The following command shows you how much space is consumed by the apt archives:
du -h /var/cache/apt/
There are a few options for removing these packages:
The nuclear option, which I use, removes all packages from /var/cache/apt/archives and /var/cache/apt/archives/partial is
sudo apt-get clean
A more conservative approach is to remove expired packages from /var/cache/apt/archives and /var/cache/apt/archives/partial. The command is
sudo apt-get autoclean
Some packages are installed as dependencies for other apps. If you have removed those apps later, the dependencies remain and are no longer required. To remove them, use
sudo apt-get autoremove
To automate cleaning up files after install, go to System > Administration > Synaptic Package Manager > Settings > Preferences > Files > Delete downloaded packages after installation.
Log files are found at /var/log. Over time, they can build up in number and file size, and take up a lot of disk space. The quick fix is to delete log files. However, many files will be locked, or otherwise regenerated immediately after deletion. You should also find the cause of the log files and fix them. Reading log files and fixing issues needs long articles of its own, so I can’t elaborate them here, but in general, finding which app/process caused the issue, then searching online for a fix should help you.
Emptying trash is a one click process in Windows and Mac. In Ubuntu, things are different – there are several locations for deleted files, depending on user level, among other things.
Running the command below should help find trash folders:
sudo find / -type d -name ‘*Trash*’
Now, open a Nautilus window with admin rights (sudo nautilus) and delete the folders with shift-delete, or alternatively, use the rm command from a terminal.
Clear lost+found folders
The lost+found folder on each partition is used by the system to store files marked as corrupted after an fsck check. The command below locates all the lost+found folders:
sudo find / -name “lost+found”
Again, delete folders with a Nautilus window with admin rights, or rm command from a terminal.
Remove unused system packages
While fans and critics may disagree with this, the reality is that Ubuntu has grown bloated over the years, while still lacking many essential tools. We have personal preferences for apps, too. For example, I prefer VLC over all the preinstalled video players, and Amarok for audio. I found this command somewhere a long time ago, to remove a bunch of unused packages and apps in one go, and have since updated and tweaked it for use. Customize it and run as you find useful.
sudo apt-get autoremove thunderbird pidgin-data brasero totem seahorse seahorse-plugins gnome-games-data openoffice.org-help-en-us ttf-arphic-uming libsane ttf-kochi-gothic vinagre ttf-thai-tlwg listen bluez catfish
Compress usr directory
Ubuntu has a squashfs utility to compress the /usr directory. Compressing it should save a GB of space, and also reduce disk head movement and improve battery life. UbuntuForums has a nice guide on compressing /usr.
Remove residual configuration files
Residual Config files are packages left behind after packages are uninstalled.
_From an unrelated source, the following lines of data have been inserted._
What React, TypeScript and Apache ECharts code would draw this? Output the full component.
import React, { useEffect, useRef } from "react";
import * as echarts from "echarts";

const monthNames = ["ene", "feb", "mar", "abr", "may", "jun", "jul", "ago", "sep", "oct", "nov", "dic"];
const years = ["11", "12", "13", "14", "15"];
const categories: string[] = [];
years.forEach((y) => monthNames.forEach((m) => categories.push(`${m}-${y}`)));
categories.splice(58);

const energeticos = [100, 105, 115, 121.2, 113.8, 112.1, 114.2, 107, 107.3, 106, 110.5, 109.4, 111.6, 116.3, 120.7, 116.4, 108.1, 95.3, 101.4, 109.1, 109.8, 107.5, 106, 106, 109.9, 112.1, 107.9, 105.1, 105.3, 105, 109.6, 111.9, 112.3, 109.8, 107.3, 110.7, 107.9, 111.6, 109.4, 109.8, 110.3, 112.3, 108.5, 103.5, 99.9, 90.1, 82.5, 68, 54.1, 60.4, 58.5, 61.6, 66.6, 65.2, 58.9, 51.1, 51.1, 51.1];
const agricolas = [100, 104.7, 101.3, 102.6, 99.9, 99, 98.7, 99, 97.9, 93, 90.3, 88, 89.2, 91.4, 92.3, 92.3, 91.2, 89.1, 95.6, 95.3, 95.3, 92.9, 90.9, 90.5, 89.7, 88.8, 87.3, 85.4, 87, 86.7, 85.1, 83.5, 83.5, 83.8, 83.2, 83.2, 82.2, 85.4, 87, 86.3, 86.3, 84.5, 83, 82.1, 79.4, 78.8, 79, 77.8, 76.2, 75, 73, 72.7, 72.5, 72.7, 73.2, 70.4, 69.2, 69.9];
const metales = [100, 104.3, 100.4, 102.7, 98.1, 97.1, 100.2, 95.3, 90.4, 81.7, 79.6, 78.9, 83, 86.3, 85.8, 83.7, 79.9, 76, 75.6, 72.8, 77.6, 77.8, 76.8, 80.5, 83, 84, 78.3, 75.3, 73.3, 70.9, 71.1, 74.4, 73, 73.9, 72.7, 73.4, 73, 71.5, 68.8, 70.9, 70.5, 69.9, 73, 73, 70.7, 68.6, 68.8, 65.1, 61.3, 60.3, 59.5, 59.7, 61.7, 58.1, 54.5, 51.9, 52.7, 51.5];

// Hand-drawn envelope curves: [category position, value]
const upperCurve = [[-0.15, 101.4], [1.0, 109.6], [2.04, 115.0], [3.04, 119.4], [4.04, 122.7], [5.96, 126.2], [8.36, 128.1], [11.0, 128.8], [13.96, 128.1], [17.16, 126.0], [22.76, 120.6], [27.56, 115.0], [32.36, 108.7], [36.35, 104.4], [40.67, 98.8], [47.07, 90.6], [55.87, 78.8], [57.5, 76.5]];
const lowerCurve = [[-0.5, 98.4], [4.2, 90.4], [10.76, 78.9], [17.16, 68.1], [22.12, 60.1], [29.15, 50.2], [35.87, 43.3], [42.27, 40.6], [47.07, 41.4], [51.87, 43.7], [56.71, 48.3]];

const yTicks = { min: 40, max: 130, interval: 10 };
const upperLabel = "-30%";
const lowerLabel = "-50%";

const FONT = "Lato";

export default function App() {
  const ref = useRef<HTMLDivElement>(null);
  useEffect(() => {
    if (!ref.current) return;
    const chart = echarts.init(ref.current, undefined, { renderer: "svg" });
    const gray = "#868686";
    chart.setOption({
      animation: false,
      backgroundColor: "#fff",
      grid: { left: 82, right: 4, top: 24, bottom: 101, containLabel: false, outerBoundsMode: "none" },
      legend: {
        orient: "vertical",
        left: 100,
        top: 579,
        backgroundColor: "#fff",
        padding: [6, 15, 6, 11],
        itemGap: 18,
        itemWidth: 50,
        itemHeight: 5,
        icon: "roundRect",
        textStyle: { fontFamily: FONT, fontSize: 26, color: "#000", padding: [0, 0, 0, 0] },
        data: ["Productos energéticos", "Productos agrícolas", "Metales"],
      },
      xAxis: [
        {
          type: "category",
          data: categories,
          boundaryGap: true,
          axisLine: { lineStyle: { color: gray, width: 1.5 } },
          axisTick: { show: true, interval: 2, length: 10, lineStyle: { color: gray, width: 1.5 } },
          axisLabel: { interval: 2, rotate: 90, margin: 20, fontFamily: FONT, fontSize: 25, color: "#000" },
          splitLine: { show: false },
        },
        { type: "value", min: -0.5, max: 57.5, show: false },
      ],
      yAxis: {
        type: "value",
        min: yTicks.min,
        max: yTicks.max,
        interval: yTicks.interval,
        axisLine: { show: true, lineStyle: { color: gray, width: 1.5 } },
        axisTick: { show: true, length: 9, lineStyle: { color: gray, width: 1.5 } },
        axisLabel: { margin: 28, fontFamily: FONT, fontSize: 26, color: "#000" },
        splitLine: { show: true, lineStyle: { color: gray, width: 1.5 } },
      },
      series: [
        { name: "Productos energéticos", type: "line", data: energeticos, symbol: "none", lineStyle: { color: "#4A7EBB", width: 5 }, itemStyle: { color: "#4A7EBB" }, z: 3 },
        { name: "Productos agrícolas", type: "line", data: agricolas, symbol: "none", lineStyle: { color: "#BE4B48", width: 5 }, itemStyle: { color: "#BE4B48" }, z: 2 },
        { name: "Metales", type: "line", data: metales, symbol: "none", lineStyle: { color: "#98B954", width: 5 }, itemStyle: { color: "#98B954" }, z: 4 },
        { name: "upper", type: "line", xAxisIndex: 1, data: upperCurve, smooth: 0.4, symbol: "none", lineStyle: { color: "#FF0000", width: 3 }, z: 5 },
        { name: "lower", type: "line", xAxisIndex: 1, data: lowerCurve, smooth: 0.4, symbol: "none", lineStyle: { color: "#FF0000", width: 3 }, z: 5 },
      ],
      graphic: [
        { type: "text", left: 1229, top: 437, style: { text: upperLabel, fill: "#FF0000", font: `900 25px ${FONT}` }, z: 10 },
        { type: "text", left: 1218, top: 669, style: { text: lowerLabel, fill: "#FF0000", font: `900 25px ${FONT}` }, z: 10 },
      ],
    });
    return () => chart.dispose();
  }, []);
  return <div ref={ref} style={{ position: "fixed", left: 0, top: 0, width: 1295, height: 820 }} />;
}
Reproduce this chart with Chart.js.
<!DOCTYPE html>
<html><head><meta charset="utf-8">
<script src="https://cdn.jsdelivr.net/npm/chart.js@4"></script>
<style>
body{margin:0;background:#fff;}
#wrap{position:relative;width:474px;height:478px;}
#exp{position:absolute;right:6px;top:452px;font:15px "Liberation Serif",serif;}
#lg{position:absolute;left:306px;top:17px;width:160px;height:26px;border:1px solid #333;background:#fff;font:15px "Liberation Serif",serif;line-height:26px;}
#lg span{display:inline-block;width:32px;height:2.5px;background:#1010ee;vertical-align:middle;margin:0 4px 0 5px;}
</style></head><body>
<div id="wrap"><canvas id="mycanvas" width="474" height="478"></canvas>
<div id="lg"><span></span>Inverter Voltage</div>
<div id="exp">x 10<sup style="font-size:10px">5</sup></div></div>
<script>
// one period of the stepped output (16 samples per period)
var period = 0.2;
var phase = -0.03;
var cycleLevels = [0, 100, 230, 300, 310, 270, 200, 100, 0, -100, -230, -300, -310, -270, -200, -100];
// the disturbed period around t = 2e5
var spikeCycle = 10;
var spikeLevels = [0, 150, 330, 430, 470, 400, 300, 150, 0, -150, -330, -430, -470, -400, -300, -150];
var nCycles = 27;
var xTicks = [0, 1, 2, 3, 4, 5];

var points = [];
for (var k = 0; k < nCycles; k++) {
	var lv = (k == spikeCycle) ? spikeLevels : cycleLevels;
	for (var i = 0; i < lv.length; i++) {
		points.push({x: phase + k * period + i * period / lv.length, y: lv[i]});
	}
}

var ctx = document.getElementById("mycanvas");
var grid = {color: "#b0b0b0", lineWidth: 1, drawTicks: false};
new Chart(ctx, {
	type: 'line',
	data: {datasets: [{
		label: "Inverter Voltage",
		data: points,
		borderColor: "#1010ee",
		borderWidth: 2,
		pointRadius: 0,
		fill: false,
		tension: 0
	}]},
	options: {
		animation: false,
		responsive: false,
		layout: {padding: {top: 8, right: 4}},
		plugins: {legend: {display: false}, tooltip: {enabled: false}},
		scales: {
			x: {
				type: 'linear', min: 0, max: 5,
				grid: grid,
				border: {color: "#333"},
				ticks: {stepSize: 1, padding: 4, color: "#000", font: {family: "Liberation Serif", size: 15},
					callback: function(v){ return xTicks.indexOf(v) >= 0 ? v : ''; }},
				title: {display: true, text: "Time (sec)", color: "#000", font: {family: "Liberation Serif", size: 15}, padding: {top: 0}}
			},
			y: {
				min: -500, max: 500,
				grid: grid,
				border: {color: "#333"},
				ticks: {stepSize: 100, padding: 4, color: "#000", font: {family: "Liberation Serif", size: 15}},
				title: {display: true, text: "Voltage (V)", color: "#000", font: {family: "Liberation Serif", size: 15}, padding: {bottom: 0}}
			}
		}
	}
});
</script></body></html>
To remove them, navigate to System > Administration > Synaptic Package Manager.
Click Status, then “Residual config”. If you have any packages listed there, mark them for complete removal and hit Apply. If Residual config is not shown, then you do not have any packages to remove.
System tools to clean up Ubuntu
Here are a bunch of system tools and utilities, some pre-installed, and others from the Software Center/apt, which can help in cleaning up useless files:
Bleachbit cleans up system cache and other files.
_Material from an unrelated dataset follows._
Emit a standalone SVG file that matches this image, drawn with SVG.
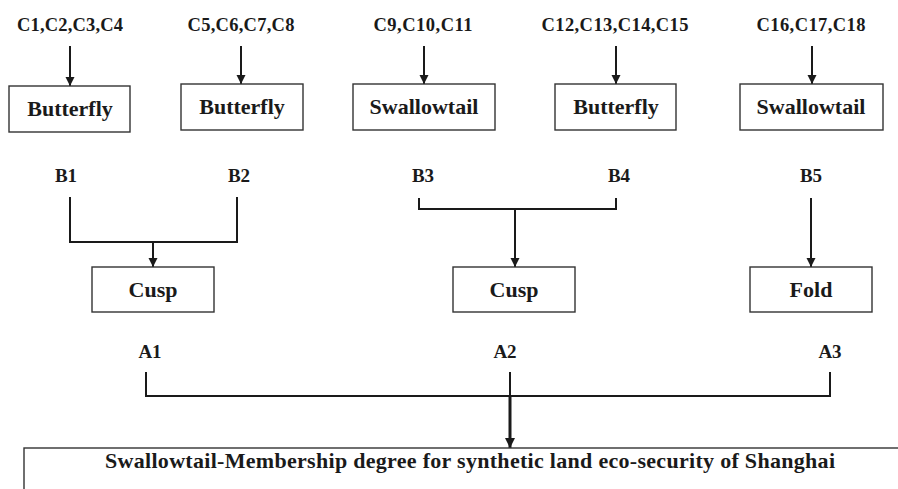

Computer Janitor can show you unused system library files and resources. Find it under System > Administration.
Synaptic has a tool called cruft, that does something similar.
gtkorphan is another tool to eliminate orphaned libraries. Install it via Software Center or Apt. It also has a commandline counterpart, called deborphan.
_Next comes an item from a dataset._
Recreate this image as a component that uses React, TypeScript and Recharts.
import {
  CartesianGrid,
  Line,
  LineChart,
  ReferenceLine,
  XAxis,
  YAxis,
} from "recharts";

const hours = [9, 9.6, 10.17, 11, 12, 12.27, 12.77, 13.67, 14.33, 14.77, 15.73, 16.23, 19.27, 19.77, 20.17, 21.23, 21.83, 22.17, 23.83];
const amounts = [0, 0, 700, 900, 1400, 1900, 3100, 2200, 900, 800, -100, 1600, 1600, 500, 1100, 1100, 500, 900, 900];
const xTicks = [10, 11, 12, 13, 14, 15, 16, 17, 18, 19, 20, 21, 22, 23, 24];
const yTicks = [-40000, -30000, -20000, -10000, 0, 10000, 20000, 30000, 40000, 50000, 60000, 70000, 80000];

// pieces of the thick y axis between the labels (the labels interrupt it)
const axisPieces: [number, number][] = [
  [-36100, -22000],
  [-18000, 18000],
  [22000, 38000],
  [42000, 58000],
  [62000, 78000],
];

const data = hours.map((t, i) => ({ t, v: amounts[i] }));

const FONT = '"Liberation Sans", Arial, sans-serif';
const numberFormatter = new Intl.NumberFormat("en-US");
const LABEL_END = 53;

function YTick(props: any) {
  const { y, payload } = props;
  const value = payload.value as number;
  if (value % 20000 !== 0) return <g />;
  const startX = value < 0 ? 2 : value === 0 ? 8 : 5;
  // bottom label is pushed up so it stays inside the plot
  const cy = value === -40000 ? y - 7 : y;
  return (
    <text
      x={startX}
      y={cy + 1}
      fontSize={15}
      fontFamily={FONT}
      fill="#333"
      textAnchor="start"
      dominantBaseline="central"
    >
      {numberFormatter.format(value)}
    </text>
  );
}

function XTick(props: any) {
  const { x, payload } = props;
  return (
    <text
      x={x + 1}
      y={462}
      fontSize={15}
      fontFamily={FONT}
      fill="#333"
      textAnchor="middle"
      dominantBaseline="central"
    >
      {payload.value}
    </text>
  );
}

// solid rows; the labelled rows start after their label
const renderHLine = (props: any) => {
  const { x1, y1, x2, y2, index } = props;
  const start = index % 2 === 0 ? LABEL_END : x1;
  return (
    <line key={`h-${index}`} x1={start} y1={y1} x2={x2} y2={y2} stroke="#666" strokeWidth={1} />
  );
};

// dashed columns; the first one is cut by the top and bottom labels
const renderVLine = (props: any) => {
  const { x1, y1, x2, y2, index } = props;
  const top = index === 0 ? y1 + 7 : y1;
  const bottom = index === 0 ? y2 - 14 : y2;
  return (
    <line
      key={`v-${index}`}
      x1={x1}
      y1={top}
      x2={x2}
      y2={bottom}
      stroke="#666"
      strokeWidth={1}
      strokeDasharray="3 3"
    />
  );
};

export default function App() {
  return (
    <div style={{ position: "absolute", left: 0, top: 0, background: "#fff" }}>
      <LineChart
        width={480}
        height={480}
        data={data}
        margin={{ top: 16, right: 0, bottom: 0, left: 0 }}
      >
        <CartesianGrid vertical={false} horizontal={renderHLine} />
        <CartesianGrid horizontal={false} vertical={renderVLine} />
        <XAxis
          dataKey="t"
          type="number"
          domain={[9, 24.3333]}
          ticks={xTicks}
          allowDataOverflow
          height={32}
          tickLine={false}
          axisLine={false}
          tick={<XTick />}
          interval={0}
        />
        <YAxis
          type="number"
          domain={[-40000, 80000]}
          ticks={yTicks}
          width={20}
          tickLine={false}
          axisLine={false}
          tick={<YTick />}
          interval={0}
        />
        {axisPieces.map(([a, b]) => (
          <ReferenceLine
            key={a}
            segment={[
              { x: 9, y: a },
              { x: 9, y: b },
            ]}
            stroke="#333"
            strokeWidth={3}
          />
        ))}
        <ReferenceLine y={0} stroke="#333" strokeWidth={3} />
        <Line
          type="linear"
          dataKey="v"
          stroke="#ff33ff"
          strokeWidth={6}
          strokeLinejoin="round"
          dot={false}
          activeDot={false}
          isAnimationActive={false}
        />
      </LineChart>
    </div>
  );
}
localepurge cleans up language packages on your system. It can also prevent future installs of language packs.
Search for and install Bleachbit in Software Center. It combines several important files and folder cleanup – including system cache and unused system files, packages and languages, browser files etc.
Remove orphaned packages with deborphan. Search and install from Synaptic. It finds packages that are not depended upon by other apps. Once installation of deborphan is complete, open Terminal and execute the following code:
sudo deborphan | xargs sudo apt-get -y remove --purge
You will need to enter your account password when asked (tip for beginners: the cursor does not move even when you type, ignore it, type and hit enter). A bunch of files will be deleted and its details will be listed on Terminal.
Delete unused locale data with localepurge. Search for it on Synaptic and install. It removes unneeded locale files and localized man pages. The cleanup will be executed upon completion of install. When selecting languages, check to keep only those you use – for me, it would be English (en).
All the above tools deal with system files and libraries, so you should be extra-careful, and read any warnings or additional info provided by them.
Of course, the disk space reclaimed by these tools will be minimal, considering the nature of files and folders it helps clean up.
There are many other methods, like using tune2fs to reduce or remove space reserved by Ubuntu, but many of them provide diminishing returns, are too complex and risky that I prefer not to use them. Unless you are terribly deprived of hard drive space, and the above steps did not help at all, I suggest not trying them.